Data provided
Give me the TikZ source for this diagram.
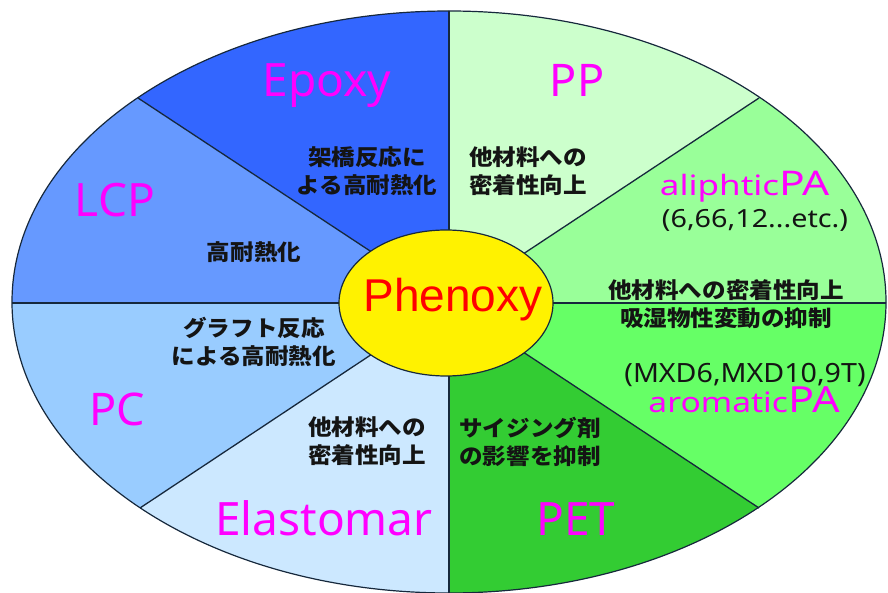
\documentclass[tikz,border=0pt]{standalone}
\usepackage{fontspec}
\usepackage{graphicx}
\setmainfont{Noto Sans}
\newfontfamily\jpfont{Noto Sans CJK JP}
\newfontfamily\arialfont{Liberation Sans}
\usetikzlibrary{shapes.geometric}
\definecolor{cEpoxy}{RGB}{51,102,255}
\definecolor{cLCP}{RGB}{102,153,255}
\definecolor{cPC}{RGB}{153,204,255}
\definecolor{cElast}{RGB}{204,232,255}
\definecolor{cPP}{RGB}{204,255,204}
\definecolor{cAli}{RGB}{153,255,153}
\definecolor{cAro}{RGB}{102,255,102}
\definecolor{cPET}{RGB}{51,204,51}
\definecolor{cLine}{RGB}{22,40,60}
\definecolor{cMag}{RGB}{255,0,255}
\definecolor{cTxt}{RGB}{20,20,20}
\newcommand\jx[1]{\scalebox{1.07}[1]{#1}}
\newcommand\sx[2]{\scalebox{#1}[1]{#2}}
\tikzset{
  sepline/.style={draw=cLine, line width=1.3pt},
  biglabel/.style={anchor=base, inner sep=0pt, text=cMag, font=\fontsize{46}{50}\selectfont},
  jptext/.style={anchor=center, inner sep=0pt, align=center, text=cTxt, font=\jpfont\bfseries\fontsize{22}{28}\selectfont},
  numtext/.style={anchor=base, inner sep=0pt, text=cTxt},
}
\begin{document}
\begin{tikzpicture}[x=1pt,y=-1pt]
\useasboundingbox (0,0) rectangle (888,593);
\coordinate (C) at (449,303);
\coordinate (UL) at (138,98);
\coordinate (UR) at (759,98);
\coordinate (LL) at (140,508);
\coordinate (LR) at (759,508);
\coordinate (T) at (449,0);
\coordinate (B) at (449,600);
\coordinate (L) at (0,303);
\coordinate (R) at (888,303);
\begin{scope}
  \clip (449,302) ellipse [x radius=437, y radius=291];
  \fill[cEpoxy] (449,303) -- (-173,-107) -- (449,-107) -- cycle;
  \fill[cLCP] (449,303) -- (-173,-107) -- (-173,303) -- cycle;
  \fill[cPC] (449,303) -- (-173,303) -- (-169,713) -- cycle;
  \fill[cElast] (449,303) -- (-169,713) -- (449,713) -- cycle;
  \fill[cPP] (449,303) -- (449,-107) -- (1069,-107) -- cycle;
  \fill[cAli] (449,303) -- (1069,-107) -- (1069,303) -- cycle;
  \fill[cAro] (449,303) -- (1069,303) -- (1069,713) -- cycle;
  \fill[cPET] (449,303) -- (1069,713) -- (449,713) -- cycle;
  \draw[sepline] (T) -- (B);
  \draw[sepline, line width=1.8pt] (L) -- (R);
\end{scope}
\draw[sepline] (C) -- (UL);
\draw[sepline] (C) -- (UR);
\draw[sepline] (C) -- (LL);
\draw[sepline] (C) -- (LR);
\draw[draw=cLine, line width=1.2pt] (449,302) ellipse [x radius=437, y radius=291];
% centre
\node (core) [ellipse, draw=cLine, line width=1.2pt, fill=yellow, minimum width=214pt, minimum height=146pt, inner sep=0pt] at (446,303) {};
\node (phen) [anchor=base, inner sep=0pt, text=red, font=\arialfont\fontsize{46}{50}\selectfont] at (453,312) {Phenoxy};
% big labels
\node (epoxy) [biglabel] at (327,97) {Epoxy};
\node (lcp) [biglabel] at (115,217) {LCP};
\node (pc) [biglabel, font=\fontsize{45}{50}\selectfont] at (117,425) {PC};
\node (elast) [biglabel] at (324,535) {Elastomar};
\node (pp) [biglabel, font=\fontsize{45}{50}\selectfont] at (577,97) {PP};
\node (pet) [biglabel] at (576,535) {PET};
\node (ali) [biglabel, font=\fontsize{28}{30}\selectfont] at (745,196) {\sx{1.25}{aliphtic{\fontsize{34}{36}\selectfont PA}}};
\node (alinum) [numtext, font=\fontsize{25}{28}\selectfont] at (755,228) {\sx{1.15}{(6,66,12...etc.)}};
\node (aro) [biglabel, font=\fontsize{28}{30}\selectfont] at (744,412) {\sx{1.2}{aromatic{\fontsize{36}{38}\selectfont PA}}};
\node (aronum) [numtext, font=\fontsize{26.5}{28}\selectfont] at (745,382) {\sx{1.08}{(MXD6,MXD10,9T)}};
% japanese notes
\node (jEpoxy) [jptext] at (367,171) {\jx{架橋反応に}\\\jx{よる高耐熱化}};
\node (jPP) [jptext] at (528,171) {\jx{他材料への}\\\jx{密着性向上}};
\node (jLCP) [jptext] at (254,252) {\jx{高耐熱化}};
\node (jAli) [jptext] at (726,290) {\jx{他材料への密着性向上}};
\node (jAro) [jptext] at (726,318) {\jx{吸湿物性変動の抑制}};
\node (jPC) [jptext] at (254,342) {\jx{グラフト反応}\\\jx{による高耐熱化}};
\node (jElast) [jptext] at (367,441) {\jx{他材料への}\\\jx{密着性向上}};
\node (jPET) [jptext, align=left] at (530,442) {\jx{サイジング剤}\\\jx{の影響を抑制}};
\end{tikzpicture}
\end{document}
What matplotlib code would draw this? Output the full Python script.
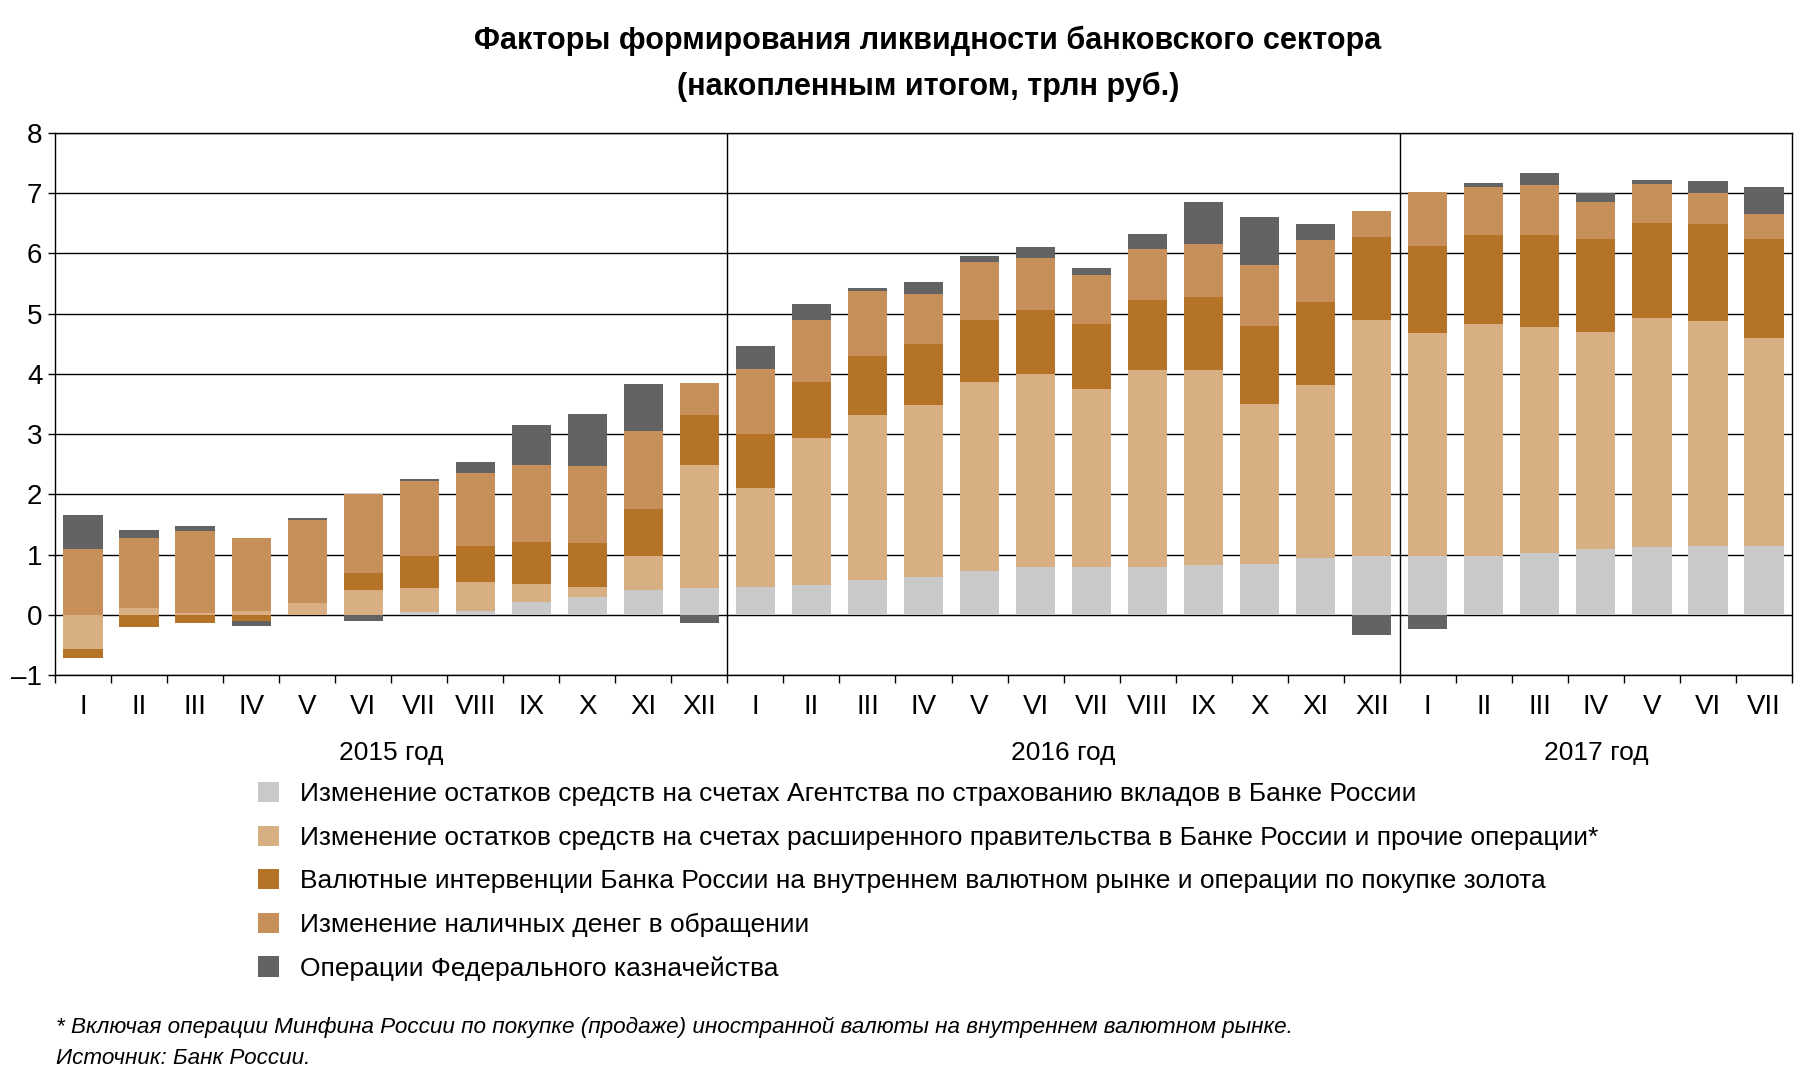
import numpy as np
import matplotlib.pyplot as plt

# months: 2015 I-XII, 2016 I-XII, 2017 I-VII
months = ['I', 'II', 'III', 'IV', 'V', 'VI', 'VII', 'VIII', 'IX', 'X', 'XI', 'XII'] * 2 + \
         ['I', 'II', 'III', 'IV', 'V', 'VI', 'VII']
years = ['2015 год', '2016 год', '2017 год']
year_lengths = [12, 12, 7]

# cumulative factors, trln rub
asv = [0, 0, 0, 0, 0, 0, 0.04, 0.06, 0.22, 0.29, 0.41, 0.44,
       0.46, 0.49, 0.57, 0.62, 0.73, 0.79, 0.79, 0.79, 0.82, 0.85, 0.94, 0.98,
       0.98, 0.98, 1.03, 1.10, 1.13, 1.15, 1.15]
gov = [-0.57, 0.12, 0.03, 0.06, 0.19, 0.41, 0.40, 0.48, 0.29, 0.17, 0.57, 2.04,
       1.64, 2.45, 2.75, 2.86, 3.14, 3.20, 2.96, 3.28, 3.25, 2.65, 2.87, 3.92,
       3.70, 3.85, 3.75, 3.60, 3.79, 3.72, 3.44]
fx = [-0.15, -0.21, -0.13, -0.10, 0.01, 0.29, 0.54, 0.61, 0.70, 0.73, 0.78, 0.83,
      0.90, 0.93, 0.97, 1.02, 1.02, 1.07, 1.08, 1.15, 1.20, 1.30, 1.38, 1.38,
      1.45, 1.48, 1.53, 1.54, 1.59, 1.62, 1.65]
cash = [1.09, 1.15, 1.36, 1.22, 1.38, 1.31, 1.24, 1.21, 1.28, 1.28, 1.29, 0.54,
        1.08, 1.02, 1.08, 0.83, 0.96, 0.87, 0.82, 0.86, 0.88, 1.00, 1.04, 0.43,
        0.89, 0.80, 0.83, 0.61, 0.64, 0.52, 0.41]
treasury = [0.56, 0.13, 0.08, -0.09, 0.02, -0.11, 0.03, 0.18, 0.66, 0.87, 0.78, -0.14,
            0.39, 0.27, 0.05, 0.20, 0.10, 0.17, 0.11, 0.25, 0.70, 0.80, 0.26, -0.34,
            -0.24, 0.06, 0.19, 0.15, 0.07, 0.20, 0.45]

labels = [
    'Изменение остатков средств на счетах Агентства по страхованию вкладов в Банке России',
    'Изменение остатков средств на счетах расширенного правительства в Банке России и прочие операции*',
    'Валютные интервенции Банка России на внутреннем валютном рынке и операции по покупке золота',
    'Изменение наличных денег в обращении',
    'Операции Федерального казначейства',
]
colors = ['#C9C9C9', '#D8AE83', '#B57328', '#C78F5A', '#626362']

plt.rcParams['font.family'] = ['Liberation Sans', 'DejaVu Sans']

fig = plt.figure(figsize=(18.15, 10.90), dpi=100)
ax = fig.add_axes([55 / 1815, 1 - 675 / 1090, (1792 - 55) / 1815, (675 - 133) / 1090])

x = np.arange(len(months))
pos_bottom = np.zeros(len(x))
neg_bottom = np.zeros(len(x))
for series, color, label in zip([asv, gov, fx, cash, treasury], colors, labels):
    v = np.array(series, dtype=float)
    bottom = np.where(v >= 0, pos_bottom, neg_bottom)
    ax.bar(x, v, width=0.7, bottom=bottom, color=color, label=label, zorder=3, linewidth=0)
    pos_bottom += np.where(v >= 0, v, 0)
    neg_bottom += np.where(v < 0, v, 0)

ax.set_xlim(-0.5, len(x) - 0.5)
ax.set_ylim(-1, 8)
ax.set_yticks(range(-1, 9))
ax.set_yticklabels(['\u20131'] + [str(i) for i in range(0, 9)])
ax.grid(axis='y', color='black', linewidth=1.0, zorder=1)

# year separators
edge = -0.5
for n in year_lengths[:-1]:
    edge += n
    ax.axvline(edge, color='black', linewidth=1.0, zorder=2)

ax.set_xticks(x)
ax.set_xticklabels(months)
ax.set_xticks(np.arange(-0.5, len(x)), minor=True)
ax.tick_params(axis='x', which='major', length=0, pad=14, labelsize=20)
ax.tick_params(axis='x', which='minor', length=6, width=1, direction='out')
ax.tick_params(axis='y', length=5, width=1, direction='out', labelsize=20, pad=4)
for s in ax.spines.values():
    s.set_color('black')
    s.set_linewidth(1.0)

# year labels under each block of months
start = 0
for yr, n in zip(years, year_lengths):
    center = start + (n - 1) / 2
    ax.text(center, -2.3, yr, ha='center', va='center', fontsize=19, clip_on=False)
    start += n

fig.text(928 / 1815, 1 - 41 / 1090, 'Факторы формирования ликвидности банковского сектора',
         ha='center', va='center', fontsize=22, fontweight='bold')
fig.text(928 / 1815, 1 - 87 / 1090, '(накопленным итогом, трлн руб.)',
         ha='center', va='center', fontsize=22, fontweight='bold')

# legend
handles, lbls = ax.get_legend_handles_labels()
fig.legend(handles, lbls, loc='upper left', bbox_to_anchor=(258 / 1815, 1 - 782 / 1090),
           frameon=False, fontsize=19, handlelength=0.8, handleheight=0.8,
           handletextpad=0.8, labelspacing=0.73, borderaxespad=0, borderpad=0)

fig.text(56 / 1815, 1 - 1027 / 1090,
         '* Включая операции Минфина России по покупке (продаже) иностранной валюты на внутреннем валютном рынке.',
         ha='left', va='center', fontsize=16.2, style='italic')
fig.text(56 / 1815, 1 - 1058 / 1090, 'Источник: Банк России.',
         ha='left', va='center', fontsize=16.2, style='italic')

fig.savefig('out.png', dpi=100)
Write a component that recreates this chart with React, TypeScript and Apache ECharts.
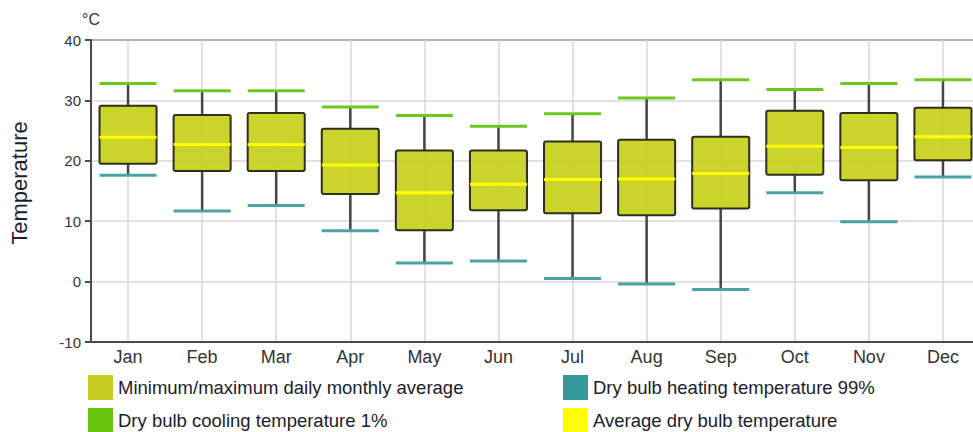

Aim of the task
Of the lines above, copy only those from the one holding "What matplotlib code" to the one holding "import matplotlib.pyplot as plt", both included, and exclude every image.

Output for this task
What matplotlib code would draw this? Output the full Python script.
import numpy as np
import matplotlib.pyplot as plt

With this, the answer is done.